Turkish boxer and Muay Thai practitioner

Büşra Beyazbal (born 1998) is a Turkish boxer and Muay Thai practitioner.

== Personal life ==
Büşra Beyazbal was born at Gölbaşı, Adıyaman, Turkey in 1998.

After completing her secondary education at the Anadolu İmam Hatip High School in her hometown, she attended Gaziantep University.

==Sport career ==
=== Boxing ===
During her high school years, she got interested in martial arts. Actually, she wanted to perform Muay Thai, however, her teacher led her to boxing sport.

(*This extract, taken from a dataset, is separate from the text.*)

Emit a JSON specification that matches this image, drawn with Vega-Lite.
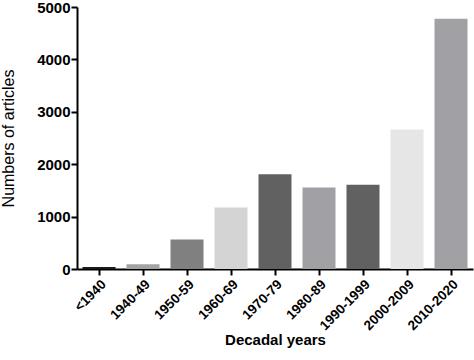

Beyazbal took the bronze medal in the Juniors +81 kg event at the 2016 European Boxing Olympic Qualification Tournament in Samsun, Turkey.

=== Muay Thai ===
At the 2022 IFMA World Muaythai Championships held in Abu Dhabi, United Arab Emirates, Beyazbal received the silver medal in the Elite Senior 75 kg event.

She took the silver medal in the Elite Senior 75 kg event at the 2024 IFMA World Muaythai Championships in Patras, Greece. At the 2024 European Championships in Pristina, Kosovo, she won the silver medal in the 75 kg division.